Digital group Chunk to step-up games business

Denki man hired at new games outfit

Glasgow-based digital creative agency Chunk is to launch a dedicated games company, Develop can reveal, and has hired a former Denki developer to spearhead the new division.

After six years with Denki, Stewart Hogarth left the Dundee outfit in April when the studio was financially forced to make severe cuts into its workforce. Denki at the time revealed that – much to the amazement of industry peers – its recent title Quarrel didn’t score a publishing deal.

“Despite the game being finished, super polished, and everyone who plays it having great fun with it, we’ve slowly been remembering why we got out of the traditional games industry for so long and escaped to Interactive Television in the first place: this industry doesn’t value good games,” said Denki co-founder Colin Anderson.

Yet Hogarth has landed on his feet, and will now act as designer and developer for the digitally-focused Chunk Games. He said he felt “really lucky to have jumped from one talented team of people to another”.

Chunk has made games in the past, as part of its remit as digital creative agency, and has scored game deals with the likes of Channel 4, the BBC and car manufacturers.

“The main reason we’re creating a dedicated games company is because we want to be the best, and the only way to do it is to be steeped in games,” said Chunk creative director Donnie Kerrigan.

“There’s certain things we’ll take from Chunk Digital, understanding brands and marketing is really handy for Chunk Games, but the culture and ways of doing things is quite different from a digital agency,” he added.

“It’s also much cleaner and easier – people who buy our own games see we’re a games company and brands know they’re dealing with games people.”

Hogarth has already begun work at Chunk Digital, before the games division fully launches towards the end of the year.

“The guys here have been really receptive to my slightly off-the-wall method of game development, and I really appreciate that,” he said.

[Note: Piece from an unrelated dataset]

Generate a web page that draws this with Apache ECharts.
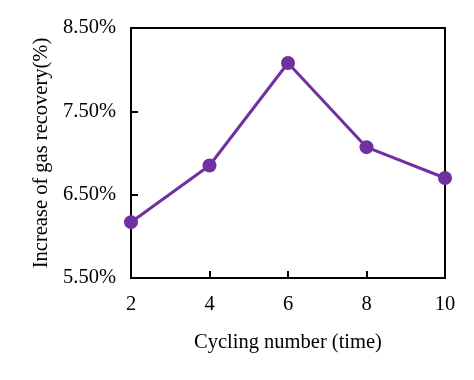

“At the moment we’re in the process of defining the types of games we’d like to make. Although we’ll still make branded games, we‘ll also make our own independent games too. We’re happy to turn our hand to any style, but there are certain key ingredients and a level of quality that we’ll inject into all our games, which we hope we will become recognised for.”

Hogarth will also soon be contributing his own Develop Blog posts, discussing the ups and downs of indie development.